C'est une première en France. Une plainte sur le fondement du délit d'obsolescence programmée vient d'être déposée auprès du procureur de la république de Nanterre. L'association Halte à l'obsolescence programmée (HOP) s'attaque aux fabricants d'imprimantes. Par cette première action judiciaire sur ce fondement, associé à celui de tromperie, HOP met en cause les pratiques des fabricants d'imprimantes qui visent à raccourcir délibérément la durée de vie de leurs produits. Les marques HP, Canon, Brother et en particulier Epson sont citées dans la plainte. "Les imprimantes prêtes à jeter sont symptomatiques d'un modèle consumériste que nous dénonçons, mais cela concerne tous les secteurs, des collants aux machines à laver", déclare Laetitia Vasseur, co-fondatrice et déléguée générale de HOP.

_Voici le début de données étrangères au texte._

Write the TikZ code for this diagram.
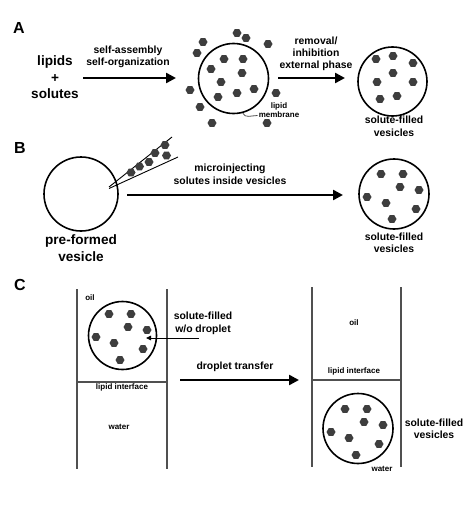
\documentclass[tikz,border=0pt]{standalone}
\usepackage{fontspec}
\setmainfont{Liberation Sans}
\usetikzlibrary{shapes.geometric,arrows.meta}
\definecolor{dotc}{RGB}{62,62,62}
\definecolor{wallc}{RGB}{80,80,80}
\newcommand\fpanel{\fontsize{16}{18}\selectfont\bfseries}
\newcommand\fbig{\fontsize{13.6}{16.5}\selectfont\bfseries}
\newcommand\fmid{\fontsize{10.4}{12.2}\selectfont\bfseries}
\newcommand\fsmall{\fontsize{8}{10}\selectfont\bfseries}
\begin{document}
\begin{tikzpicture}[x=1pt,y=-1pt,
  lbl/.style={inner sep=0pt,align=center},
  vesicle/.style={circle,draw=black,line width=1.6pt,minimum size=70pt,inner sep=0pt},
  dot/.style={regular polygon,regular polygon sides=6,minimum size=9pt,inner sep=0pt,fill=dotc,draw=none},
  bigarrow/.style={line width=2.4pt,-{Triangle[length=10pt,width=10pt]}},
  thinarrow/.style={line width=0.9pt,-{Triangle[length=5pt,width=4.5pt]}},
  wall/.style={draw=wallc,line width=1.5pt},
  pip/.style={draw=black,line width=0.9pt}]
\useasboundingbox[fill=white] (0,0) rectangle (474,524);

% ---------------- Panel A ----------------
\node[lbl,font=\fpanel] (A) at (19,28) {A};
\node[lbl,font=\fbig] (lip) at (55,77.5) {lipids\\+\\solutes};
\node[lbl,font=\fmid] (selfa) at (128,57) {self-assembly\\self-organization};
\coordinate (a1s) at (83,78);
\coordinate (a1e) at (176,78);
\draw[bigarrow] (a1s) -- (a1e);

\node[vesicle] (v1) at (233.5,78.5) {};
\foreach \p [count=\i] in {(224,59),(243,59),(211,69),(242,73),(221,82),(218,97),(237,93),(254,89),
  (237,33),(246,38),(203,42),(268,44),(197,53),(190,90),(200,107),(212,123),(267,123),(276,93)}
  \node[dot] (da\i) at \p {};
\node[lbl,font=\fsmall,text width=50pt,align=center] (lm) at (279,110) {lipid\\[-1.5pt]membrane};
\coordinate (lmend) at (257.5,115.5);
\draw[draw=wallc,line width=0.8pt] (v1.-75) to[out=-70,in=180] (lmend);

\node[lbl,font=\fmid] (remo) at (316,54) {removal/\\inhibition\\external phase};
\coordinate (a2s) at (278,78);
\coordinate (a2e) at (345,78);
\draw[bigarrow] (a2s) -- (a2e);

\node[vesicle,minimum size=69pt] (v2) at (392.5,81.5) {};
\foreach \p [count=\i] in {(376,59),(393,56),(413,63),(393,73),(377,82),(413,82),(380,99),(397,96)}
  \node[dot] (db\i) at \p {};
\node[lbl,font=\fmid] (sfa) at (394,126) {solute-filled\\[1pt]vesicles};

% ---------------- Panel B ----------------
\node[lbl,font=\fpanel] (B) at (20,148) {B};
\node[vesicle,minimum size=74pt] (v3) at (81,194) {};
\node[lbl,font=\fbig] (pre) at (81,248) {pre-formed\\vesicle};
\coordinate (pt1) at (109,187);
\coordinate (pt2) at (172,137);
\coordinate (pt3) at (109,188.5);
\coordinate (pt4) at (178,157);
\draw[pip] (pt1) -- (pt2);
\draw[pip] (pt3) -- (pt4);
\foreach \p [count=\i] in {(131,172.5),(139.5,166.5),(149,162),(155,153),(165,145),(166.5,155.5)}
  \node[dot] (dc\i) at \p {};
\node[lbl,font=\fmid] (micro) at (230,174.5) {microinjecting\\[0.8pt]solutes inside vesicles};
\coordinate (a3s) at (127,195);
\coordinate (a3e) at (343,195);
\draw[bigarrow] (a3s) -- (a3e);

\node[vesicle] (v4) at (394,194) {};
\foreach \p [count=\i] in {(381,174),(403,174),(400,187),(419,190),(367,197),(386,203),(416,209),(392,219)}
  \node[dot] (dd\i) at \p {};
\node[lbl,font=\fmid] (sfb) at (394,243) {solute-filled\\vesicles};

% ---------------- Panel C ----------------
\node[lbl,font=\fpanel] (C) at (20,285) {C};
% left container
\coordinate (l1) at (77,289);
\coordinate (l2) at (77,469);
\coordinate (l3) at (167,289);
\coordinate (l4) at (167,469);
\coordinate (l5) at (77,382);
\coordinate (l6) at (167,382);
\draw[wall] (l1) -- (l2);
\draw[wall] (l3) -- (l4);
\draw[wall] (l5) -- (l6);
\node[lbl,font=\fsmall] (oil1) at (90,298) {oil};
\node[vesicle,minimum size=68pt] (v5) at (122.5,335.5) {};
\foreach \p [count=\i] in {(109,314),(131,314),(128,327),(147,330),(96,337),(114,343),(143,349),(120,360)}
  \node[dot] (de\i) at \p {};
\node[lbl,font=\fsmall] (li1) at (122,387.5) {lipid interface};
\node[lbl,font=\fsmall] (w1) at (119,427) {water};
\node[lbl,font=\fmid] (wo) at (203,323.5) {solute-filled\\[0.8pt]w/o droplet};
\coordinate (a4s) at (199,338);
\coordinate (a4e) at (146,338);
\draw[thinarrow] (a4s) -- (a4e);

\node[lbl,font=\fmid] (dt) at (235,367) {droplet transfer};
\coordinate (a5s) at (180,380);
\coordinate (a5e) at (299,380);
\draw[bigarrow] (a5s) -- (a5e);

% right container
\coordinate (r1) at (312,287);
\coordinate (r2) at (312,467);
\coordinate (r3) at (401,287);
\coordinate (r4) at (401,467);
\coordinate (r5) at (312,380);
\coordinate (r6) at (401,380);
\draw[wall] (r1) -- (r2);
\draw[wall] (r3) -- (r4);
\draw[wall] (r5) -- (r6);
\node[lbl,font=\fsmall] (oil2) at (354,323) {oil};
\node[lbl,font=\fsmall] (li2) at (354,371.5) {lipid interface};
\node[vesicle] (v6) at (358,428.5) {};
\foreach \p [count=\i] in {(345,409),(367,409),(364,422),(383,425),(331,432),(349,438),(379,444),(356,455)}
  \node[dot] (df\i) at \p {};
\node[lbl,font=\fsmall] (w2) at (382,469) {water};
\node[lbl,font=\fmid] (sfc) at (434,429) {solute-filled\\vesicles};
\end{tikzpicture}
\end{document}
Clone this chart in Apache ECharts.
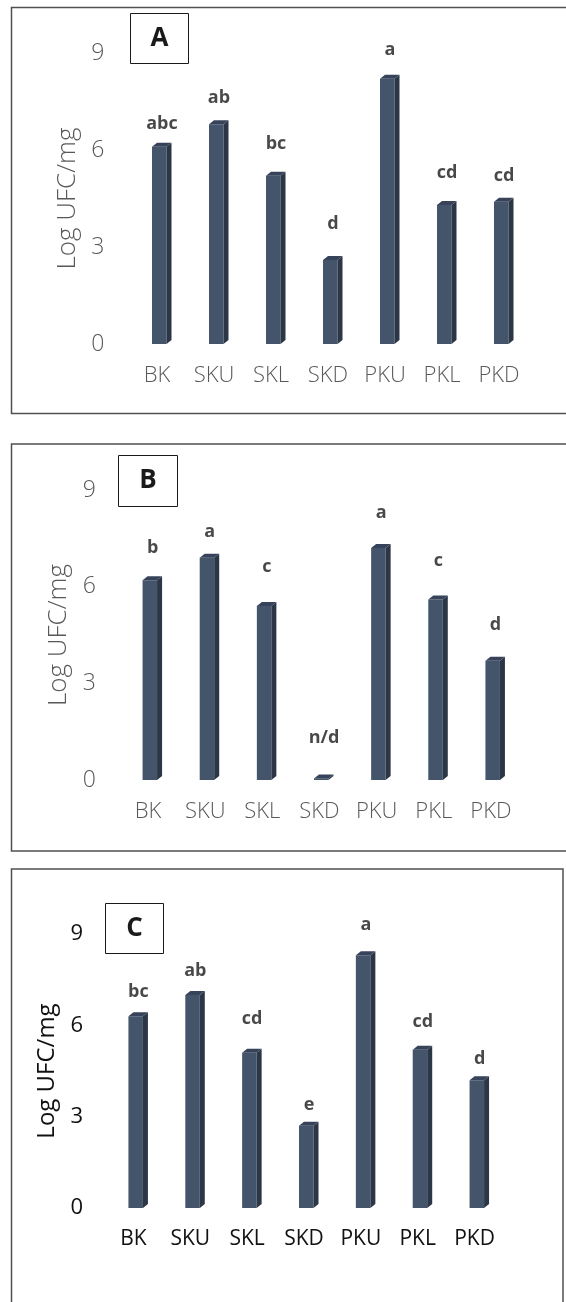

L'association mise sur le bon sens de la justice
L'association est donc la première à utiliser le tout jeune délit d'obsolescence programmée créé par la loi pour la transition énergétique de 2015. Depuis ce texte, l'article L. 441-2 du Code de la consommation dispose qu'"est interdite la pratique de l'obsolescence programmée qui se définit par le recours à des techniques par lesquelles le responsable de la mise sur le marché d'un produit vise à en réduire délibérément la durée de vie pour en augmenter le taux de remplacement". Ce délit est puni d'une peine de deux ans d'emprisonnement et d'une amende de 300.000 euros qui pourra être portée jusqu'à 5% du chiffre d'affaires.
Mais l'un des principaux obstacles à la caractérisation de ce délit réside dans la difficulté à apporter la preuve d'une intention délibérée de la part du metteur sur le marché. Le délit d'obsolescence programmée nécessite en effet que soient caractérisés non seulement l'intention délictuelle - "réduction délibérée de la durée de vie du produit" - mais aussi le mobile ou le résultat espéré - "augmenter le taux de remplacement" -. Mais l'association reste confiante : "Il est possible que, dans la pratique, les juridictions répressives estiment, comme elles l'ont déjà fait pour d'autres infractions, que le mobile puisse être valablement déduit de la seule réduction délibérée par le metteur sur le marché de la durée de vie de ses produits, augmentant ainsi légitimement l'effectivité souhaitée de la répression. En effet, existerait-il une raison autre que l'augmentation des ventes susceptible de justifier une telle démarche ?", relève-t-elle.
Les arguments sont prêts
Pour étayer sa plainte, l'association a réalisé une enquête sur ce secteur souvent cité dans les débats sur l'obsolescence programmée. Et pour cause. Certains constructeurs se sont déjà frottés à la justice. En mars 2016, HP met à jour le firmware de ses imprimantes qui rend inutilisables les cartouches d'autres marques ou reconditionnées. Certaines plaintes des consommateurs ont donné lieu à des actions de groupes dans les Etats d'Alabama et de Caroline du Nord aux Etats-Unis, puis au Canada. L'affaire est encore en cours mais les juges pourraient se calquer sur la position de la Cour suprême des Etats-Unis qui a condamné Lexmark en octobre 2016 pour des faits similaires.
En France, l'association HOP met en évidence "des éléments particulièrement problématiques" qui pourraient être vus par le juge comme des pratiques d'obsolescence programmée. Elle cite l'affichage d'un témoin "réservoir d'encre usagée plein" ou "absorbeur d'encre plein" alors qu'après démontage de l'imprimante, il s'avère que ce n'est pas le cas. Elle s'interroge également sur la gestion des cartouches ou de l'encre : "après un certain nombre de copies, une puce fixée sur les cartouches désactive leur fonctionnement, empêchant toute nouvelle impression. Il s'agirait d'un témoin indiquant que les cartouches sont vides. Or, il resterait entre 20% et 30% d'encre", explique-t-elle. Enfin, une étude comparative démontrerait que le nettoyage des têtes d'impression consomme plus d'encre chez certaines marques que chez d'autres avec, pour conséquence, le remplacement plus fréquent des cartouches.
"Notre enquête révèle que les pratiques dénoncées touchent l'ensemble des fabricants. Il appartient désormais au Procureur et à la justice de s'en assurer via notamment des expertises judiciaires. Ces faits pourraient aussi révéler une entente illégale entre les fabricants d'imprimante. C'est pourquoi nous avons également informé l'Autorité de la concurrence. Des millions de français propriétaires d'imprimantes pourraient être lésés", déclare Emile Meunier, avocat de l'association qui envisage dès à présent de se porter partie civile directement auprès du juge d'instruction dans l'hypothèse où le procureur décide d'abandonner les poursuites. Un appel aux dons sur la plateforme de financement participatif GoFundMe a été lancé pour financer la procédure.